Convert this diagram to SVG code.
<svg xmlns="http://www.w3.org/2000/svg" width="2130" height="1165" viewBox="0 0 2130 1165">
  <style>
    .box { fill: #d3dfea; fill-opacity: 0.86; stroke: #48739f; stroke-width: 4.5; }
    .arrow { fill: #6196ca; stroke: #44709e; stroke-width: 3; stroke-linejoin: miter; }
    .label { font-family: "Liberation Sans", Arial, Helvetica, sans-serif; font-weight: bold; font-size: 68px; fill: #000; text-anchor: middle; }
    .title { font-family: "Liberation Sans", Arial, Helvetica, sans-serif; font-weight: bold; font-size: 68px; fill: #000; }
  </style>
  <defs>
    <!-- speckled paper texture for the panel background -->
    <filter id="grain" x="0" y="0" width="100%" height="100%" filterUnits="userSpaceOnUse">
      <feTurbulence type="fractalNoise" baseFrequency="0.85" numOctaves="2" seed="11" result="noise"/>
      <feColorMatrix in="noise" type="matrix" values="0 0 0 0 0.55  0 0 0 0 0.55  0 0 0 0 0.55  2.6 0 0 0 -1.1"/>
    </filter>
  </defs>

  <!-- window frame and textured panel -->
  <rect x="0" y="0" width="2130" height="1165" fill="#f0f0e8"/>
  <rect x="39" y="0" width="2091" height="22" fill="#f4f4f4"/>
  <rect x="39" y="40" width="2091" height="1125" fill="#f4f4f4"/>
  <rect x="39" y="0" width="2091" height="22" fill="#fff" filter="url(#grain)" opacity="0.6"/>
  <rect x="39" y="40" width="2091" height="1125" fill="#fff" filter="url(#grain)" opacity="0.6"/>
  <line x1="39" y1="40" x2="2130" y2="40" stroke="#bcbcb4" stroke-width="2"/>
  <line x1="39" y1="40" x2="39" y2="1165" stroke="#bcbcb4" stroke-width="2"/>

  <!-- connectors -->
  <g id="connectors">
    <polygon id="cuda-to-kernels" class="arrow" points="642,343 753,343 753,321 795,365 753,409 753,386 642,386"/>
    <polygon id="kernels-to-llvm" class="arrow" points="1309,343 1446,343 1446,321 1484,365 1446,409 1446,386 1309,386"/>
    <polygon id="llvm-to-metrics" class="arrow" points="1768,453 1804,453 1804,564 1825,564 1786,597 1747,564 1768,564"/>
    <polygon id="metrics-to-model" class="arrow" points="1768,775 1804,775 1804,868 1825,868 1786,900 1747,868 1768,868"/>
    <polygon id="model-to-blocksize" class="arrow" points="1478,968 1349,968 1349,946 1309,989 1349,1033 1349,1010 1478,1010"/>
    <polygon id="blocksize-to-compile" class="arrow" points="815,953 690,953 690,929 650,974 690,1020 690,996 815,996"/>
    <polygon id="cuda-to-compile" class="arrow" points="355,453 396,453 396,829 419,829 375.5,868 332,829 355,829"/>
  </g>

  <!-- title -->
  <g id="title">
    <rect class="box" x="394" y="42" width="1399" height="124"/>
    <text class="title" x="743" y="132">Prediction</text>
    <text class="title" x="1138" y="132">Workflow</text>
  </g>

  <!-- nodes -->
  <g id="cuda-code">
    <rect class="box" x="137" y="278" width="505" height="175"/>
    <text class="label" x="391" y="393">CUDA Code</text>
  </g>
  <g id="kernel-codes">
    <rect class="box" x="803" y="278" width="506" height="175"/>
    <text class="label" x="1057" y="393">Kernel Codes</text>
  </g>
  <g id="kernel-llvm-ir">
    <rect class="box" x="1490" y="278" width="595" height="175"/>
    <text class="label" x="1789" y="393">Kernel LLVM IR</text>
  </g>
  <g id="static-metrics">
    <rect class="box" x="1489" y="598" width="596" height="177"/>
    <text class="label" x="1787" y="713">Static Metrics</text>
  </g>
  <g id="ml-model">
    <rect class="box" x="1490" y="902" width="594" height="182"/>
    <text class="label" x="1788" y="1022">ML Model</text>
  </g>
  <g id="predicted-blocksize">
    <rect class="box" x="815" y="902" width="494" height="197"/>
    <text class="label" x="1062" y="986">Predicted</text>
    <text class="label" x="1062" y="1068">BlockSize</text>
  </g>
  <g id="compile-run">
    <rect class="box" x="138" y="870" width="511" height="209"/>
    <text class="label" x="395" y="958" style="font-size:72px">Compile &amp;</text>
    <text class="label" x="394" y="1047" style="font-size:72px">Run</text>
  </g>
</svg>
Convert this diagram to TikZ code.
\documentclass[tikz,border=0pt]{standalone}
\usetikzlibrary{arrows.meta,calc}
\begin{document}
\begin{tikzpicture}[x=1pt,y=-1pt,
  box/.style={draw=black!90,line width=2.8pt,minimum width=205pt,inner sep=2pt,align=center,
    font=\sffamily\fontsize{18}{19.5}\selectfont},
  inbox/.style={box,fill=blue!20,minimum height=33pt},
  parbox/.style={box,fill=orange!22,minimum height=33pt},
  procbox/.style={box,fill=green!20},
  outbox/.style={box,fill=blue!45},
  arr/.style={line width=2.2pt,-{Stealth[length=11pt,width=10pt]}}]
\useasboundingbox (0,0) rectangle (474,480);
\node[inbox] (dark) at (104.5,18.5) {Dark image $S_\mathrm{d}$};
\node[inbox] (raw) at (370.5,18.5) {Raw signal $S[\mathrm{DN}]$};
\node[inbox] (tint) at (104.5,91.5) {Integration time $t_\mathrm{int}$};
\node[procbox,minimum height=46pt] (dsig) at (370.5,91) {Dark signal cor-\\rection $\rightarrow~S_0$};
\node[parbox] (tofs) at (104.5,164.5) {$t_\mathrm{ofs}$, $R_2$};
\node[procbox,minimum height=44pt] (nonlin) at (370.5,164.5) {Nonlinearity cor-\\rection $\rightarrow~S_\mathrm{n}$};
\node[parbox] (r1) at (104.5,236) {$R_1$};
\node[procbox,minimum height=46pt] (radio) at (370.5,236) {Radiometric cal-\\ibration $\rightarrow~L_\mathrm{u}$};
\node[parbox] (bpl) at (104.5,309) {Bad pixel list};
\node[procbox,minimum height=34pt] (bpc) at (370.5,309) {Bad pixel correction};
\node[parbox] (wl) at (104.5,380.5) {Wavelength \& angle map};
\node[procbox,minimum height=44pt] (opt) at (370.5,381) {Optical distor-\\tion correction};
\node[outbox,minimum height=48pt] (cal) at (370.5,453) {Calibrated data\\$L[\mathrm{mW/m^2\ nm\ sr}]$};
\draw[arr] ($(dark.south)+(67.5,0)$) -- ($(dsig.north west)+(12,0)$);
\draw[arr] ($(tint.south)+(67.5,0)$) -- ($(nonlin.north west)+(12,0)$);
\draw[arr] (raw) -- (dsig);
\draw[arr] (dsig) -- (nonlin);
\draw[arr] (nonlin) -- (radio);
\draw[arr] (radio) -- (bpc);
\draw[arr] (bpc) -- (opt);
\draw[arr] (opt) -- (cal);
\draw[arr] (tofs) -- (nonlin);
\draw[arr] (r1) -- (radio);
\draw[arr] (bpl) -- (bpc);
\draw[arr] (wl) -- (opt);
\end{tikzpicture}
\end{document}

### Given exercise
Copy all the lines, exactly.

### Exercise answer
Convert this diagram to SVG code.
<svg xmlns="http://www.w3.org/2000/svg" width="2130" height="1165" viewBox="0 0 2130 1165">
  <style>
    .box { fill: #d3dfea; fill-opacity: 0.86; stroke: #48739f; stroke-width: 4.5; }
    .arrow { fill: #6196ca; stroke: #44709e; stroke-width: 3; stroke-linejoin: miter; }
    .label { font-family: "Liberation Sans", Arial, Helvetica, sans-serif; font-weight: bold; font-size: 68px; fill: #000; text-anchor: middle; }
    .title { font-family: "Liberation Sans", Arial, Helvetica, sans-serif; font-weight: bold; font-size: 68px; fill: #000; }
  </style>
  <defs>
    <!-- speckled paper texture for the panel background -->
    <filter id="grain" x="0" y="0" width="100%" height="100%" filterUnits="userSpaceOnUse">
      <feTurbulence type="fractalNoise" baseFrequency="0.85" numOctaves="2" seed="11" result="noise"/>
      <feColorMatrix in="noise" type="matrix" values="0 0 0 0 0.55  0 0 0 0 0.55  0 0 0 0 0.55  2.6 0 0 0 -1.1"/>
    </filter>
  </defs>

  <!-- window frame and textured panel -->
  <rect x="0" y="0" width="2130" height="1165" fill="#f0f0e8"/>
  <rect x="39" y="0" width="2091" height="22" fill="#f4f4f4"/>
  <rect x="39" y="40" width="2091" height="1125" fill="#f4f4f4"/>
  <rect x="39" y="0" width="2091" height="22" fill="#fff" filter="url(#grain)" opacity="0.6"/>
  <rect x="39" y="40" width="2091" height="1125" fill="#fff" filter="url(#grain)" opacity="0.6"/>
  <line x1="39" y1="40" x2="2130" y2="40" stroke="#bcbcb4" stroke-width="2"/>
  <line x1="39" y1="40" x2="39" y2="1165" stroke="#bcbcb4" stroke-width="2"/>

  <!-- connectors -->
  <g id="connectors">
    <polygon id="cuda-to-kernels" class="arrow" points="642,343 753,343 753,321 795,365 753,409 753,386 642,386"/>
    <polygon id="kernels-to-llvm" class="arrow" points="1309,343 1446,343 1446,321 1484,365 1446,409 1446,386 1309,386"/>
    <polygon id="llvm-to-metrics" class="arrow" points="1768,453 1804,453 1804,564 1825,564 1786,597 1747,564 1768,564"/>
    <polygon id="metrics-to-model" class="arrow" points="1768,775 1804,775 1804,868 1825,868 1786,900 1747,868 1768,868"/>
    <polygon id="model-to-blocksize" class="arrow" points="1478,968 1349,968 1349,946 1309,989 1349,1033 1349,1010 1478,1010"/>
    <polygon id="blocksize-to-compile" class="arrow" points="815,953 690,953 690,929 650,974 690,1020 690,996 815,996"/>
    <polygon id="cuda-to-compile" class="arrow" points="355,453 396,453 396,829 419,829 375.5,868 332,829 355,829"/>
  </g>

  <!-- title -->
  <g id="title">
    <rect class="box" x="394" y="42" width="1399" height="124"/>
    <text class="title" x="743" y="132">Prediction</text>
    <text class="title" x="1138" y="132">Workflow</text>
  </g>

  <!-- nodes -->
  <g id="cuda-code">
    <rect class="box" x="137" y="278" width="505" height="175"/>
    <text class="label" x="391" y="393">CUDA Code</text>
  </g>
  <g id="kernel-codes">
    <rect class="box" x="803" y="278" width="506" height="175"/>
    <text class="label" x="1057" y="393">Kernel Codes</text>
  </g>
  <g id="kernel-llvm-ir">
    <rect class="box" x="1490" y="278" width="595" height="175"/>
    <text class="label" x="1789" y="393">Kernel LLVM IR</text>
  </g>
  <g id="static-metrics">
    <rect class="box" x="1489" y="598" width="596" height="177"/>
    <text class="label" x="1787" y="713">Static Metrics</text>
  </g>
  <g id="ml-model">
    <rect class="box" x="1490" y="902" width="594" height="182"/>
    <text class="label" x="1788" y="1022">ML Model</text>
  </g>
  <g id="predicted-blocksize">
    <rect class="box" x="815" y="902" width="494" height="197"/>
    <text class="label" x="1062" y="986">Predicted</text>
    <text class="label" x="1062" y="1068">BlockSize</text>
  </g>
  <g id="compile-run">
    <rect class="box" x="138" y="870" width="511" height="209"/>
    <text class="label" x="395" y="958" style="font-size:72px">Compile &amp;</text>
    <text class="label" x="394" y="1047" style="font-size:72px">Run</text>
  </g>
</svg>
Convert this diagram to TikZ code.
\documentclass[tikz,border=0pt]{standalone}
\usetikzlibrary{arrows.meta,calc}
\begin{document}
\begin{tikzpicture}[x=1pt,y=-1pt,
  box/.style={draw=black!90,line width=2.8pt,minimum width=205pt,inner sep=2pt,align=center,
    font=\sffamily\fontsize{18}{19.5}\selectfont},
  inbox/.style={box,fill=blue!20,minimum height=33pt},
  parbox/.style={box,fill=orange!22,minimum height=33pt},
  procbox/.style={box,fill=green!20},
  outbox/.style={box,fill=blue!45},
  arr/.style={line width=2.2pt,-{Stealth[length=11pt,width=10pt]}}]
\useasboundingbox (0,0) rectangle (474,480);
\node[inbox] (dark) at (104.5,18.5) {Dark image $S_\mathrm{d}$};
\node[inbox] (raw) at (370.5,18.5) {Raw signal $S[\mathrm{DN}]$};
\node[inbox] (tint) at (104.5,91.5) {Integration time $t_\mathrm{int}$};
\node[procbox,minimum height=46pt] (dsig) at (370.5,91) {Dark signal cor-\\rection $\rightarrow~S_0$};
\node[parbox] (tofs) at (104.5,164.5) {$t_\mathrm{ofs}$, $R_2$};
\node[procbox,minimum height=44pt] (nonlin) at (370.5,164.5) {Nonlinearity cor-\\rection $\rightarrow~S_\mathrm{n}$};
\node[parbox] (r1) at (104.5,236) {$R_1$};
\node[procbox,minimum height=46pt] (radio) at (370.5,236) {Radiometric cal-\\ibration $\rightarrow~L_\mathrm{u}$};
\node[parbox] (bpl) at (104.5,309) {Bad pixel list};
\node[procbox,minimum height=34pt] (bpc) at (370.5,309) {Bad pixel correction};
\node[parbox] (wl) at (104.5,380.5) {Wavelength \& angle map};
\node[procbox,minimum height=44pt] (opt) at (370.5,381) {Optical distor-\\tion correction};
\node[outbox,minimum height=48pt] (cal) at (370.5,453) {Calibrated data\\$L[\mathrm{mW/m^2\ nm\ sr}]$};
\draw[arr] ($(dark.south)+(67.5,0)$) -- ($(dsig.north west)+(12,0)$);
\draw[arr] ($(tint.south)+(67.5,0)$) -- ($(nonlin.north west)+(12,0)$);
\draw[arr] (raw) -- (dsig);
\draw[arr] (dsig) -- (nonlin);
\draw[arr] (nonlin) -- (radio);
\draw[arr] (radio) -- (bpc);
\draw[arr] (bpc) -- (opt);
\draw[arr] (opt) -- (cal);
\draw[arr] (tofs) -- (nonlin);
\draw[arr] (r1) -- (radio);
\draw[arr] (bpl) -- (bpc);
\draw[arr] (wl) -- (opt);
\end{tikzpicture}
\end{document}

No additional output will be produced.